El ambiente está cargado. La habitación huele a una mezcla pesada de lejía, gel desinfectante, sudor y agua oxigenada. En el techo una luz eléctrica –inhóspita– crea una sensación de irrealidad (podrían ser las tres de la mañana o las dos de la tarde, daría igual). En el suelo una maraña de cables cruza la sala de un lado para otro. Pese al ajetreo de médicos y enfermeros apenas de oye nada. Los sanitarios no hablan –susurran– como si presenciasen una pesadilla, como si no fuese verdad lo que están viviendo.
En aquel lugar siete personas se aferran a la vida de forma desesperada. Intubados –casi desnudos–, sedados, con gestos en el rostro de dolor y cansancio. Cada uno de ellos con un nombre y una historia. La mayoría ancianos, pero también algún joven y varios de mediana edad. Cada cierto tiempo se forma un pequeño revuelo en torno a alguna cama. Inmediatamente después, el silencio. La muerte ha ganado la partida. Aquella persona desaparece convertida en simples datos para una estadística: iniciales, edad y un par de fechas. Una vida resumida en medio renglón hecho a ordenador.
Señor, este año no hay ni flores ni velas que ofrecerte. Como tampoco habrá nazarenos, saetas, nervios, espera. Desorientados y aturdidos, sin saber a dónde ir, este año te ofrecemos nuestra desesperación y nuestro dolor, nuestra frustración y nuestro cansancio. Porque sabemos que entre la vida y la muerte sólo cabes tú, Dios de sanos y enfermos.
No saldrás de tu iglesia, pero con tu cruz recorrerás todos los hospitales y todas las casas. Porque es en la cruz que abrazas –¿cómo puedes hacer eso?– donde cargas nuestra rabia y nuestro agotamiento.

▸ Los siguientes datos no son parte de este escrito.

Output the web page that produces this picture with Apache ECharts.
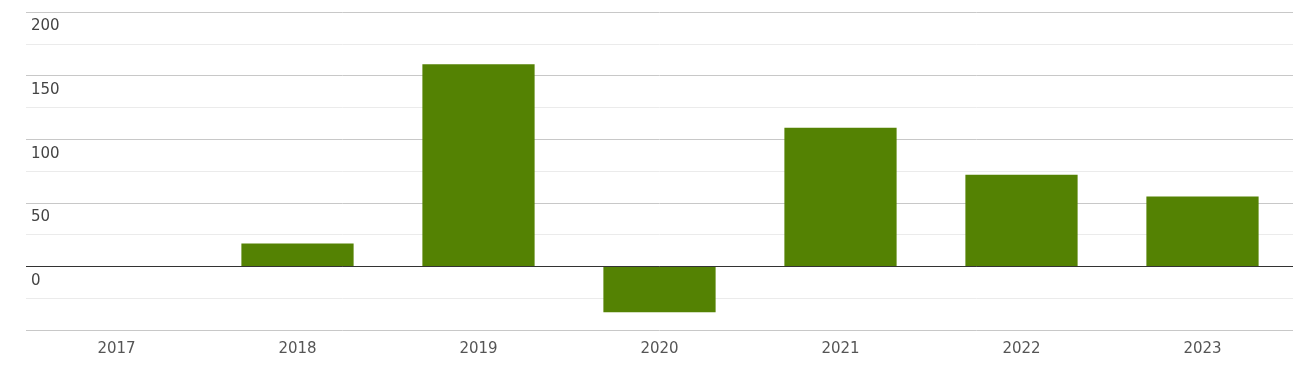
<!DOCTYPE html>
<html><head><meta charset="utf-8">
<script src="https://cdn.jsdelivr.net/npm/echarts@6/dist/echarts.min.js"></script>
<style>html,body{margin:0;padding:0;background:#fff}#c{width:1293px;height:384px}</style>
</head><body><div id="c"></div>
<script>
var categories = ['2017','2018','2019','2020','2021','2022','2023'];
var values = [0, 18, 159, -36, 109, 72, 55];
var yMin = -50, yMax = 200, yStep = 50;

var chart = echarts.init(document.getElementById('c'), null, {renderer:'canvas'});
chart.setOption({
  animation:false,
  grid:{left:26,right:0,top:12,bottom:54,containLabel:false},
  xAxis:{type:'category',data:categories,
    axisLine:{show:false,onZero:false},axisTick:{show:false},
    axisLabel:{color:'#555',fontSize:15,fontFamily:'DejaVu Sans',margin:12}},
  yAxis:{type:'value',min:yMin,max:yMax,interval:yStep,
    axisLine:{show:false},axisTick:{show:false},
    axisLabel:{inside:true,color:'#444',fontSize:15,fontFamily:'DejaVu Sans',margin:5,
      verticalAlign:'top',padding:[7,0,0,0],
      formatter:function(v){return v<0?'':String(v);}},
    splitLine:{lineStyle:{color:'#c8c8c8',width:1}},
    minorTick:{show:false,splitNumber:2},
    minorSplitLine:{show:true,lineStyle:{color:'#ebebeb',width:1}}},
  series:[{type:'bar',data:values,barWidth:'62%',
    itemStyle:{color:'#548203'},
    markLine:{silent:true,symbol:'none',label:{show:false},
      lineStyle:{color:'#333',width:1,type:'solid'},data:[{yAxis:0}]}}]
});
</script></body></html>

Cometimos el error de preguntarte dónde te habías metido, sin darnos cuenta de que, desde siempre, estuviste en medio de nosotros. Nos equivocamos al buscarte sin saber que la búsqueda es ya un encuentro. Quizás no sepamos con certeza a donde vamos, pero sabemos, Señor del Gran Poder, que Tú vienes con nosotros.